How does the senior deduction interact with the standard deduction?
The senior deduction is an additional amount that increases your standard deduction. For 2024:
| Filing Status | Standard Deduction | + Senior Deduction | Total |
|---|---|---|---|
| Single | $14,600 | $6,000 | $20,600 |
| Married Joint | $29,200 | $6,000 (per spouse) | $41,200 |
| Head of Household | $21,900 | $6,000 | $27,900 |
Important notes:
- You don’t need to itemize to claim the senior deduction
- The phase-out only affects the $6,000 portion, not the base standard deduction
- Married couples where only one spouse qualifies get $6,000 total, not $12,000
What happens if my income is right at the phase-out threshold?
If your income is exactly at the threshold ($50,000 for single, $62,500 for joint), you qualify for the full $6,000 deduction. The phase-out only begins when your income exceeds these amounts.
For example:
- Single filer with $50,000 AGI: Full $6,000 deduction
- Single filer with $50,001 AGI: $5,999.50 deduction ($0.50 phase-out)
- Married joint with $62,500 AGI: Full $6,000 deduction
- Married joint with $62,501 AGI: $5,999.50 deduction
The calculator shows exactly how much you lose for each dollar over the threshold. This precision helps with tax planning – sometimes reducing income by just $1 can save $300+ in taxes.
Are there any states that don’t have a senior deduction phase-out?
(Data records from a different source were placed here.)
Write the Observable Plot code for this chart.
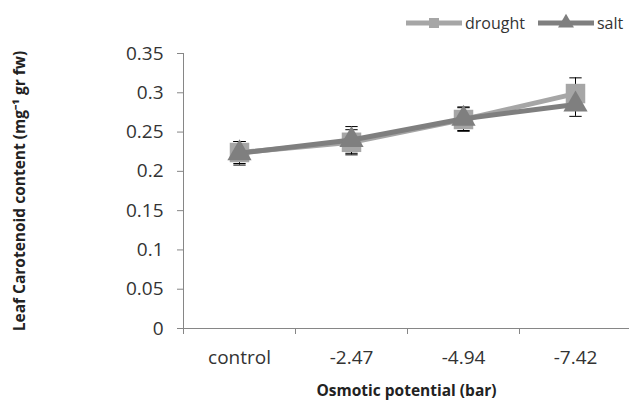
<!DOCTYPE html>
<html><head><meta charset="utf-8">
<script src="https://cdn.jsdelivr.net/npm/d3@7"></script>
<script src="https://cdn.jsdelivr.net/npm/@observablehq/plot@0.6"></script>
<style>
body{margin:0;background:#fff;}
#wrap{position:relative;width:629px;height:400px;overflow:hidden;font-family:"Open Sans",sans-serif;}
#legend{position:absolute;left:405px;top:12px;display:flex;align-items:center;font-size:16px;color:#333;font-family:"Open Sans",sans-serif;}
#legend .item{display:flex;align-items:center;margin-right:12px;}
#legend svg{margin-right:2px;}
</style></head><body><div id="wrap"></div>
<script>
const categories = ["control", "-2.47", "-4.94", "-7.42"];
const seriesNames = ["drought", "salt"];
const drought = [0.224, 0.237, 0.266, 0.299];
const droughtErr = [0.014, 0.016, 0.015, 0.020];
const salt = [0.223, 0.240, 0.267, 0.285];
const saltErr = [0.015, 0.017, 0.015, 0.015];
const yTicks = [0, 0.05, 0.1, 0.15, 0.2, 0.25, 0.3, 0.35];

const colors = ["#a6a6a6", "#7f7f7f"];
const symbols = ["square", "triangle"];
const values = [drought, salt];
const errs = [droughtErr, saltErr];

const rows = seriesNames.flatMap((s, k) => categories.map((c, i) => ({series: s, i, cat: c, v: values[k][i], e: errs[k][i]})));
const bySeries = s => rows.filter(d => d.series === s);
const capHalf = 0.055;

const marks = [
  Plot.ruleY([0], {stroke: "#868686"}),
  Plot.ruleX([-0.5], {y1: 0, y2: 0.35, stroke: "#868686"}),
  Plot.axisY({ticks: yTicks, tickSize: 6, tickPadding: 14, stroke: "#868686", fill: "#333",
    tickFormat: d => String(+d.toFixed(2)),
    label: "Leaf Carotenoid content (mg\u207B\u00B9 gr fw)", labelAnchor: "center", labelOffset: 170, labelArrow: "none"}),
  Plot.axisX({ticks: [-0.5, 0.5, 1.5, 2.5, 3.5], tickSize: 6, tickFormat: () => "", stroke: "#868686", label: null}),
  Plot.axisX({ticks: [0, 1, 2, 3], tickSize: 0, tickPadding: 22, fill: "#333",
    tickFormat: i => categories[i],
    label: "Osmotic potential (bar)", labelAnchor: "center", labelOffset: 67, labelArrow: "none"}),
  // error bars
  Plot.ruleX(rows, {x: "i", y1: d => d.v - d.e, y2: d => d.v + d.e, stroke: "#000", strokeWidth: 1}),
  Plot.link(rows, {x1: d => d.i - capHalf, x2: d => d.i + capHalf, y1: d => d.v + d.e, y2: d => d.v + d.e, stroke: "#000", strokeWidth: 1}),
  Plot.link(rows, {x1: d => d.i - capHalf, x2: d => d.i + capHalf, y1: d => d.v - d.e, y2: d => d.v - d.e, stroke: "#000", strokeWidth: 1})
];
seriesNames.forEach((s, k) => {
  marks.push(Plot.line(bySeries(s), {x: "i", y: "v", stroke: colors[k], strokeWidth: 5}));
  marks.push(Plot.dot(bySeries(s), {x: "i", y: "v", symbol: () => symbols[k], fill: colors[k], r: k === 0 ? 11 : 9}));
});

const chart = Plot.plot({
  width: 629,
  height: 400,
  marginTop: 53,
  marginBottom: 72,
  marginLeft: 183,
  marginRight: 0,
  x: {domain: [-0.5, 3.5], range: [183, 631]},
  y: {domain: [0, 0.35]},
  symbol: {type: "identity"},
  style: {background: "transparent", overflow: "visible", fontFamily: "'Open Sans', sans-serif"},
  marks
});
const wrap = document.getElementById("wrap");
wrap.appendChild(chart);

// typography of axis texts
d3.select(chart).selectAll("g[aria-label]").each(function() {
  const lab = this.getAttribute("aria-label");
  const g = d3.select(this);
  if (/tick label/.test(lab)) {
    g.attr("font-size", null).style("font-size", "19px");
    g.selectAll("text").style("font-size", "19px").style("fill", "#333");
  } else if (/axis label/.test(lab)) {
    g.style("font-size", "15.5px").style("font-weight", "bold");
    g.selectAll("text").style("font-size", "15.5px").style("font-weight", "bold").style("fill", "#222");
  }
});

const legend = document.createElement("div");
legend.id = "legend";
seriesNames.forEach((s, k) => {
  const item = document.createElement("span");
  item.className = "item";
  const sym = k === 0 ? d3.symbolSquare : d3.symbolTriangle;
  const path = d3.symbol(sym, k === 0 ? 100 : 110)();
  item.innerHTML = `<svg width="58" height="20"><line x1="1" x2="57" y1="10" y2="10" stroke="${colors[k]}" stroke-width="5"/><path transform="translate(29,10)" d="${path}" fill="${colors[k]}"/></svg><span>${s}</span>`;
  legend.appendChild(item);
});
wrap.appendChild(legend);
</script></body></html>
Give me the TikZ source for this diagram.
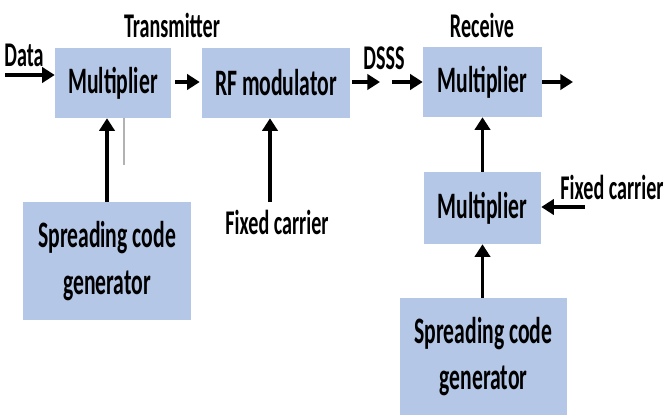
\documentclass[tikz,border=0pt]{standalone}
\usepackage{fontspec}
\setmainfont{Carlito}[FakeStretch=0.58]
\usetikzlibrary{arrows.meta}
\definecolor{boxblue}{RGB}{180,199,231}
\begin{document}
\begin{tikzpicture}[x=0.75pt,y=-0.75pt,
 blk/.style={draw=none,fill=boxblue,inner sep=0pt,align=center,font=\fontsize{28}{35}\selectfont\bfseries},
 lbl/.style={inner sep=0pt,font=\fontsize{26}{28}\selectfont\bfseries},
 arr/.style={line width=2.3pt,-{Triangle[length=9.5pt,width=11.5pt]}},
]
\useasboundingbox (0,0) rectangle (667,417);
% blocks
\node[blk,minimum width=87pt,minimum height=52.5pt] (m1) at (113,83) {Multiplier};
\node[blk,minimum width=111pt,minimum height=52.5pt] (rf) at (276,83) {RF modulator};
\node[blk,minimum width=89.25pt,minimum height=52.5pt] (rm) at (482.5,82) {Multiplier};
\node[blk,minimum width=126pt,minimum height=88.5pt] (scg1) at (107,261) {Spreading code\\generator};
\node[blk,minimum width=87.75pt,minimum height=54pt] (m2) at (482.5,208) {Multiplier};
\node[blk,minimum width=125.25pt,minimum height=87.75pt] (scg2) at (483.5,356.5) {Spreading code\\generator};
% labels
\node[lbl] (tx) at (172,25) {Transmitter};
\node[lbl] (rx) at (482,25) {Receive};
\node[lbl] (data) at (24,55) {Data};
\node[lbl] (dsss) at (384,58) {DSSS};
\node[lbl] (fc1) at (277,222) {Fixed carrier};
\node[lbl] (fc2) at (612,187) {Fixed carrier};
% coordinates
\coordinate (dIn) at (5,75);
\coordinate (d1) at (380,82);
\coordinate (d2) at (392,82);
\coordinate (out) at (573,82);
\coordinate (fcTop) at (270,202);
\coordinate (fc2s) at (585,207);
\coordinate (gTop) at (124,118);
\coordinate (gBot) at (124,165);
% connectors
\draw[arr] (dIn) -- (dIn -| m1.west);
\draw[arr,shorten <=3pt,shorten >=1.5pt] (m1.east |- 0,82) -- (rf.west |- 0,82);
\draw[arr,shorten <=1.5pt] (rf.east |- d1) -- (d1);
\draw[arr] (d2) -- (d2 -| rm.west);
\draw[arr] (rm.east |- out) -- (out);
\draw[arr] (scg1.north -| 107,0) -- (m1.south -| 107,0);
\draw[arr] (fcTop) -- (fcTop |- rf.south);
\draw[arr] (m2.north) -- (m2.north |- rm.south);
\draw[arr] (scg2.north -| m2.south) -- (m2.south);
\draw[arr] (fc2s) -- (fc2s -| m2.east);
\draw[gray!60,line width=0.8pt] (gTop) -- (gBot);
\end{tikzpicture}
\end{document}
Yes, several states either don’t have a phase-out or have very generous rules:
- Pennsylvania: No phase-out at all for its senior deduction
- Mississippi: Phase-out starts at $100,000 for joint filers
- South Carolina: Offers up to $15,000 deduction with phase-out starting at $100,000
- Alabama: No phase-out for its $7,500 senior exemption
- Hawaii: Phase-out starts at $60,000 but has a very gradual reduction
States with no income tax (Texas, Florida, etc.) don’t offer this deduction since they don’t tax income. The calculator accounts for these state-specific rules when you select your state.
Can I claim the senior deduction if I’m claimed as a dependent on someone else’s return?
No, you cannot claim the senior deduction if someone else claims you as a dependent. The IRS rules state that:
“You cannot take the additional standard deduction for age if you can be claimed as a dependent on another taxpayer’s return.”
However, there are two important exceptions:
- If you’re only a dependent because of the “gross income test” (your income is below $4,700 in 2024), you might still qualify
- If you’re married filing jointly and your spouse isn’t a dependent, you may still qualify
The calculator will alert you if your dependent status might affect eligibility.
How does the senior deduction affect my tax bracket?
The senior deduction reduces your taxable income, which can:
- Keep you in a lower tax bracket
- Reduce the portion of your income taxed at higher rates
- Potentially qualify you for other income-based benefits
Example: A single filer with $60,000 AGI would normally have $45,400 taxable income after the standard deduction ($60,000 – $14,600). With the senior deduction, taxable income drops to $39,400 ($60,000 – $20,600), potentially moving them from the 22% to the 12% bracket for some income.
The calculator’s “Tax Savings” estimate accounts for these bracket effects, giving you a more accurate picture of the real value of the deduction.